The swimmers were supposed to swim from four miles out in the Long Island Sound onto the shore at the Larchmont Shore Club. But fog and choppy waters forced officials to cancel the swim for the first time in the Long Island Sound chapter’s 20-year history.
“The waves were too high, too much wind, too much uncertainty,” said Jim Smith, a volunteer with Swim Across America. “The decision was made probably at 8 or 8:30.”
Smith said no one was in the water at the time officials made the decision. Swimmers normally head out to the starting point on boats at approximately 7:15 a.m. or 7:30 a.m., and the first group of swimmers usually arrives at the Larchmont Shore Club shortly after 9 a.m.

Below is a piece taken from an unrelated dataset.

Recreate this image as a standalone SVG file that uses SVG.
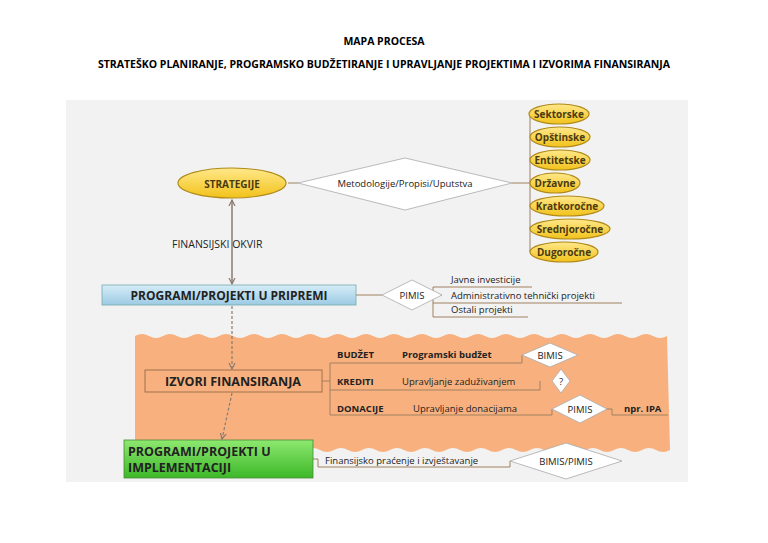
<svg xmlns="http://www.w3.org/2000/svg" width="768" height="543" viewBox="0 0 768 543">
<style>
text{font-family:"Open Sans","Noto Sans","Liberation Sans",sans-serif;fill:#222}
.t{font-weight:bold;font-size:10.5px;text-anchor:middle;fill:#000}
.s{font-size:9.5px}
.b{font-weight:bold}
.ell{fill:url(#gy);stroke:#b08a1a;stroke-width:1.2}
.et{font-weight:bold;font-size:10px;text-anchor:middle;fill:#4a3a10}
.dia{fill:#fff;stroke:#aaa;stroke-width:0.8}
.ln{stroke:#a08060;stroke-width:1;fill:none}
.ul{stroke:#aab;stroke-width:0.8;fill:none}
</style>
<defs>
<linearGradient id="gy" x1="0" y1="0" x2="0" y2="1"><stop offset="0" stop-color="#ffe88a"/><stop offset="1" stop-color="#f2c21a"/></linearGradient>
<linearGradient id="gb" x1="0" y1="0" x2="0" y2="1"><stop offset="0" stop-color="#d6ecf7"/><stop offset="1" stop-color="#9ccbe4"/></linearGradient>
<linearGradient id="gg" x1="0" y1="0" x2="0" y2="1"><stop offset="0" stop-color="#8ee870"/><stop offset="1" stop-color="#3cb828"/></linearGradient>
<marker id="ar" markerWidth="8" markerHeight="8" refX="6" refY="4" orient="auto-start-reverse" markerUnits="userSpaceOnUse"><path d="M0,1 L6,4 L0,7" fill="none" stroke="#8a7a70" stroke-width="1.2"/></marker>
</defs>
<text class="t" x="384" y="45">MAPA PROCESA</text>
<text class="t" x="384" y="68">STRATEŠKO PLANIRANJE, PROGRAMSKO BUDŽETIRANJE I UPRAVLJANJE PROJEKTIMA I IZVORIMA FINANSIRANJA</text>
<rect x="66" y="100" width="622" height="382" fill="#f2f2f2"/>
<path d="M135,336 q7,-4 14,0 t14,0 t14,0 t14,0 t14,0 t14,0 t14,0 t14,0 t14,0 t14,0 t14,0 t14,0 t14,0 t14,0 t14,0 t14,0 t14,0 t14,0 t14,0 t14,0 t14,0 t14,0 t14,0 t14,0 t14,0 t14,0 t14,0 t14,0 t14,0 t14,0 t14,0 t14,0 t14,0 t14,0 t14,0 t14,0 t14,0 t14,0 L667,336 L670,450 q-7,4 -14,0 t-14,0 t-14,0 t-14,0 t-14,0 t-14,0 t-14,0 t-14,0 t-14,0 t-14,0 t-14,0 t-14,0 t-14,0 t-14,0 t-14,0 t-14,0 t-14,0 t-14,0 t-14,0 t-14,0 t-14,0 t-14,0 t-14,0 t-14,0 t-14,0 t-14,0 t-14,0 t-14,0 t-14,0 t-14,0 t-14,0 t-14,0 t-14,0 t-14,0 t-14,0 t-14,0 t-14,0 t-14,0 L135,450 Z" fill="#f8b17e"/>
<g id="connectors">
<line x1="232" y1="200" x2="232" y2="284" stroke="#8a7a70" stroke-width="1.5" marker-start="url(#ar)" marker-end="url(#ar)"/>
<line x1="232" y1="306" x2="232" y2="369" stroke="#8a7a70" stroke-width="1.2" stroke-dasharray="3,2" marker-end="url(#ar)"/>
<line x1="232" y1="393" x2="222" y2="439" stroke="#8a7a70" stroke-width="1.2" stroke-dasharray="3,2" marker-end="url(#ar)"/>
<path class="ln" d="M288,183 H298 M512,183 H530 M530,114 V252 M530,114 H530 M530,137 H530"/>
<path class="ln" d="M356,295 H382 M442,295 H433 M433,287 V317 M433,287 H532 M433,303 H622 M433,317 H528"/>
<path class="ln" d="M322,381 H330 M330,363 V415 M330,363 H522 V355 M330,390 H540 V381 M330,415 H552 V409 M607,409 H612 V415 H668"/>
<path class="ln" d="M313,459 H318 V467 H510 V461"/>
</g>
<g id="strategije"><ellipse class="ell" cx="232" cy="183" rx="54" ry="15"/><text x="232" y="187.5" font-size="13" class="et">STRATEGIJE</text></g>
<g id="metod"><polygon class="dia" points="298,183 405,158 512,183 405,210"/><text class="s" x="405" y="187" text-anchor="middle">Metodologije/Propisi/Uputstva</text></g>
<g id="levels">
<ellipse class="ell" cx="559" cy="114" rx="30" ry="10"/><text class="et" x="559" y="117.5">Sektorske</text>
<ellipse class="ell" cx="560" cy="137" rx="30" ry="10"/><text class="et" x="560" y="140.5">Opštinske</text>
<ellipse class="ell" cx="560" cy="160" rx="30" ry="10"/><text class="et" x="560" y="163.5">Entitetske</text>
<ellipse class="ell" cx="555" cy="183" rx="25" ry="10"/><text class="et" x="555" y="186.5">Državne</text>
<ellipse class="ell" cx="567" cy="206" rx="37" ry="10"/><text class="et" x="567" y="209.5">Kratkoročne</text>
<ellipse class="ell" cx="570" cy="229" rx="40" ry="10"/><text class="et" x="570" y="232.5">Srednjoročne</text>
<ellipse class="ell" cx="564" cy="252" rx="34" ry="10"/><text class="et" x="564" y="255.5">Dugoročne</text>
</g>
<text x="172" y="248" font-size="10.5">FINANSIJSKI OKVIR</text>
<g id="pripremi"><rect x="102" y="285" width="254" height="20" fill="url(#gb)" stroke="#7aa" stroke-width="0.8"/><text x="229" y="299.5" font-size="12" font-weight="bold" text-anchor="middle" fill="#333">PROGRAMI/PROJEKTI U PRIPREMI</text></g>
<g id="pimis1"><polygon class="dia" points="382,295 412,280 442,295 412,310"/><text class="s" x="412" y="298.5" text-anchor="middle">PIMIS</text></g>
<g id="proj"><text class="s" x="451" y="283">Javne investicije</text><text class="s" x="451" y="299">Administrativno tehnički projekti</text><text class="s" x="451" y="313">Ostali projekti</text></g>
<g id="izvori"><rect x="145" y="370" width="177" height="22" fill="none" stroke="#a07050" stroke-width="1"/><text x="233" y="386" font-size="12.5" font-weight="bold" text-anchor="middle" fill="#444">IZVORI FINANSIRANJA</text></g>
<g id="budzet"><text class="s b" x="337" y="358">BUDŽET</text><text class="s b" x="402" y="358">Programski budžet</text>
<polygon class="dia" points="522,355 550,343 578,355 550,367"/><text class="s" x="550" y="358.5" text-anchor="middle">BIMIS</text></g>
<g id="krediti"><text class="s b" x="337" y="385">KREDITI</text><text class="s" x="402" y="385">Upravljanje zaduživanjem</text>
<polygon class="dia" points="552,381 561,369 570,381 561,393"/><text class="s" x="561" y="384.5" text-anchor="middle">?</text></g>
<g id="donacije"><text class="s b" x="337" y="412">DONACIJE</text><text class="s" x="413" y="412">Upravljanje donacijama</text>
<polygon class="dia" points="552,409 580,395 607,409 580,423"/><text class="s" x="580" y="412.5" text-anchor="middle">PIMIS</text><text class="s b" x="624" y="412">npr. IPA</text></g>
<g id="implementacija"><rect x="124" y="440" width="189" height="38" fill="url(#gg)" stroke="#4a8a3a" stroke-width="0.8"/><text x="128" y="456" font-size="12.5" font-weight="bold" fill="#333">PROGRAMI/PROJEKTI U</text><text x="128" y="472" font-size="12.5" font-weight="bold" fill="#333">IMPLEMENTACIJI</text></g>
<g id="pracenje"><text class="s" x="325" y="464">Finansijsko praćenje i izvještavanje</text>
<polygon class="dia" points="510,461 566,443 622,461 566,479"/><text class="s" x="566" y="464.5" text-anchor="middle">BIMIS/PIMIS</text></g>
</svg>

The cancellation did not affect the donations already collected for Swim Across America.
More than 1,000 people still gathered at the club for breakfast and a reception, despite the mist and chilly wind. Tony Sibio, chairman of the Long Island Sound chapter of Swim Across America, said the donations collected from this year’s swims, which culminated on Saturday, should amount to more than $1 million.
Matt Vossler, one of the founders of Swim Across America, said the organization made the right call.
“This is about raising money to help people who are battling cancer. It’s about preventing cancer. It’s a celebration of the families and of the community here,” Vossler said. “Obviously, we’re not going to risk anything in the water that’s going to have an impact on that.”
Vossler said the annual event has become the standard for all the other events Swim Across America holds nationally and is the largest in terms of money raised and people involved.
Two former Olympic swimmers, Mark Gangloff and Craig Beardsley, were supposed to hit the water on Saturday. Each expressed some disappointment but knew that safety was the primary concern.
Gangloff addressed the crowd from a microphone with the word ROOKIE tattooed on his right forearm. He had planned to swim in the event for the first time.
“I guess I’ll have to wear my rookie tattoo again next year when I come back and actually swim,” Gangloff joked.
Beardsley, who was on the 1980 U.S. Olympic Swim Team and once held the world record in the 200-meter butterfly, was also a bit disappointed, but knew that safety comes first.
“Of course you get disappointed because there’s nothing better than swimming,” Beardsley said. “But you know what, I think everyone understands that you don’t control the weather.”